With Blair gone, Wade would stump for Lincoln, though he grumbled to Chandler, “I only wish we could do as well for a better man… . Were it not for the country there would be a poetical justice in his being beaten by that stupid ass McClellan, who he persisted in keeping in the service… . When I think of those things, I wish the d—-l had Old Abe. But the issue is now made up.” Winter Davis also promised to speak for Lincoln, but he, too, had to swallow hard. J.K. Herbert wrote in late September, “He says sometimes he feels so disgusted that he cannot talk, and therefore has not said positively that he will speak, yet they expect he will & so do I.” Both Wade and Davis campaigned— but they blasted the Democrats rather than glorify Lincoln.

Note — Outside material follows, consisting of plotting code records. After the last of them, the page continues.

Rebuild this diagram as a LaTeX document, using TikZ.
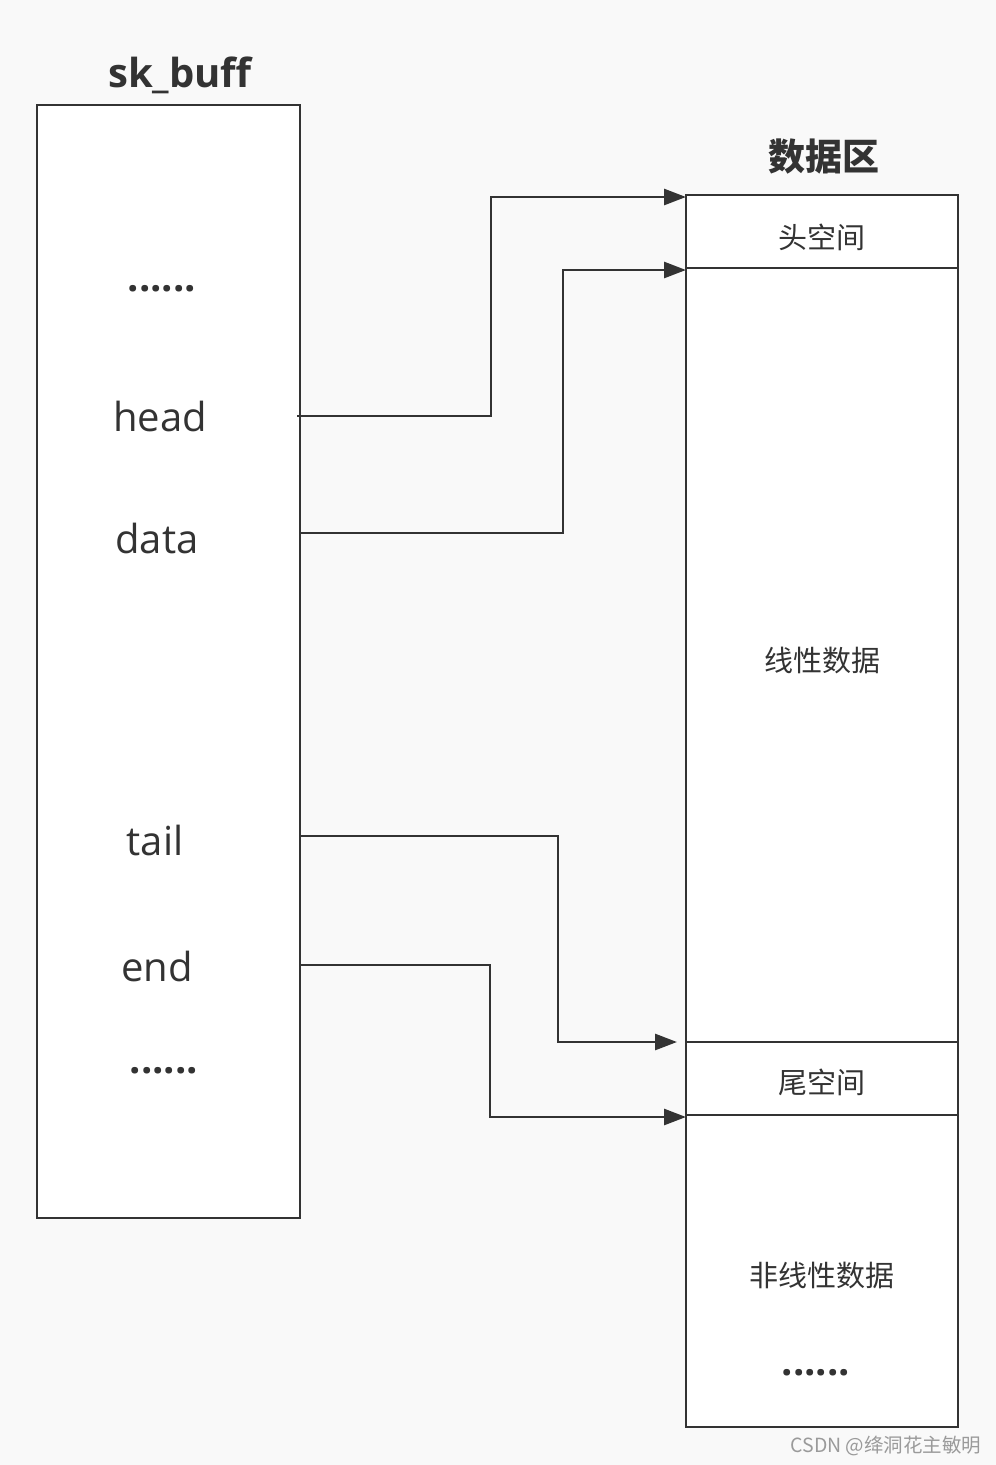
\documentclass[tikz,border=0pt]{standalone}
\usepackage{fontspec}
\setmainfont{Open Sans}
\newfontfamily\cjk{Noto Sans CJK SC}
\usetikzlibrary{arrows.meta}
\definecolor{ink}{HTML}{333333}
\definecolor{bg}{HTML}{F9F9F9}
\definecolor{wm}{HTML}{9A9A9A}
\begin{document}
\begin{tikzpicture}[x=1pt,y=-1pt,
  box/.style={draw=ink, line width=2.8pt, fill=white, inner sep=0pt, outer sep=0pt, anchor=north west},
  lbl/.style={text=ink, font=\fontsize{40}{44}\selectfont, inner sep=0pt, anchor=base},
  dots/.style={text=ink, font=\bfseries\fontsize{40}{44}\selectfont, inner sep=0pt, anchor=base},
  zh/.style={text=ink, font=\cjk\fontsize{29}{32}\selectfont, inner sep=0pt},
  ttl/.style={text=ink, font=\bfseries\fontsize{40}{44}\selectfont, inner sep=0pt, anchor=base},
  zhttl/.style={text=ink, font=\cjk\bfseries\fontsize{37}{40}\selectfont, inner sep=0pt},
  link/.style={draw=ink, line width=2.8pt, -{Triangle[length=22pt,width=16pt]}}]
\fill[bg] (0,0) rectangle (996,1465);
\useasboundingbox (0,0) rectangle (996,1465);

% left structure
\node[ttl] (skbt) at (180,87) {sk\_buff};
\node[box, minimum width=263pt, minimum height=1113pt] (skb) at (37,105) {};
\node[dots] (d1) at (162,291) {......};
\node[lbl] (head) at (160,431) {head};
\node[lbl] (data) at (157,553) {data};
\node[lbl] (tail) at (155,855) {tail};
\node[lbl] (end) at (157,981) {end};
\node[dots] (d2) at (164,1073) {......};

% right data area
\node[zhttl] (dtt) at (824,157) {数据区};
\node[box, minimum width=272pt, minimum height=73pt] (hr) at (686,195) {};
\node[box, minimum width=272pt, minimum height=774pt] (lin) at (686,268) {};
\node[box, minimum width=272pt, minimum height=73pt] (tr) at (686,1042) {};
\node[box, minimum width=272pt, minimum height=312pt] (nl) at (686,1115) {};
\node[zh] (hrt) at (822,237) {头空间};
\node[zh] (lint) at (822,660) {线性数据};
\node[zh] (trt) at (822,1082) {尾空间};
\node[zh] (nlt) at (822,1275) {非线性数据};
\node[dots] (d3) at (816,1375) {......};

% connectors
\draw[link] ([xshift=-3pt]skb.east |- 0,416) -- ++(194,0) |- ([yshift=-2pt]hr.north west);
\draw[link] (skb.east |- 0,533) -- ++(263,0) |- ([yshift=-2pt]lin.north west);
\draw[link] (skb.east |- 0,836) -- ++(258,0) |- ([xshift=-9pt]tr.north west);
\draw[link] (skb.east |- 0,965) -- ++(190,0) |- ([yshift=-2pt]nl.north west);

% watermark
\node[text=wm, font=\cjk\fontsize{19.5}{22}\selectfont, inner sep=0pt] (wmk) at (886,1446) {CSDN @绛洞花主敏明};
\end{tikzpicture}
\end{document}
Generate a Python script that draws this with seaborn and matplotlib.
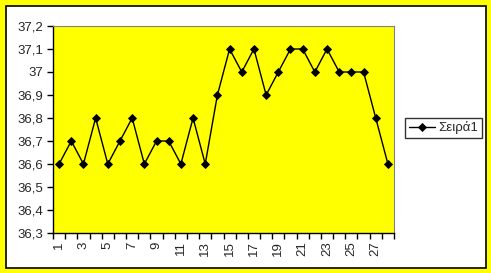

The last man standing among Lincoln’s Republican foes was the rival candidate, John Charles Frémont. Finally, under heavy pressure by Chandler and other friends, Frémont wrote a letter grudgingly bowing out of the race. Even as he withdrew, however, he fired a graceless parting shot, writing that he resigned,
not to aid in the triumph of Mr. Lincoln, but to do my part towards preventing the election of the Democratic candidate.
In respect to Mr. Lincoln, … I consider that his administration has been politically, militarily, and financially a failure, and that its necessary continuance is a cause of regret to the country.
Abolitionist Wendell Phillips would never come around. On September 27 he wrote to Elizabeth Cady Stanton in fiery epigrams: “I would cut off both hands before doing anything to aid Abraham Lincoln’s election. I wholly distrust his fitness to settle this thing, and indeed his purpose. Lincoln wishes the end; won’t consent to the means. I still reject Lincoln’s quarter loaf. Justice is still more to me than Union.”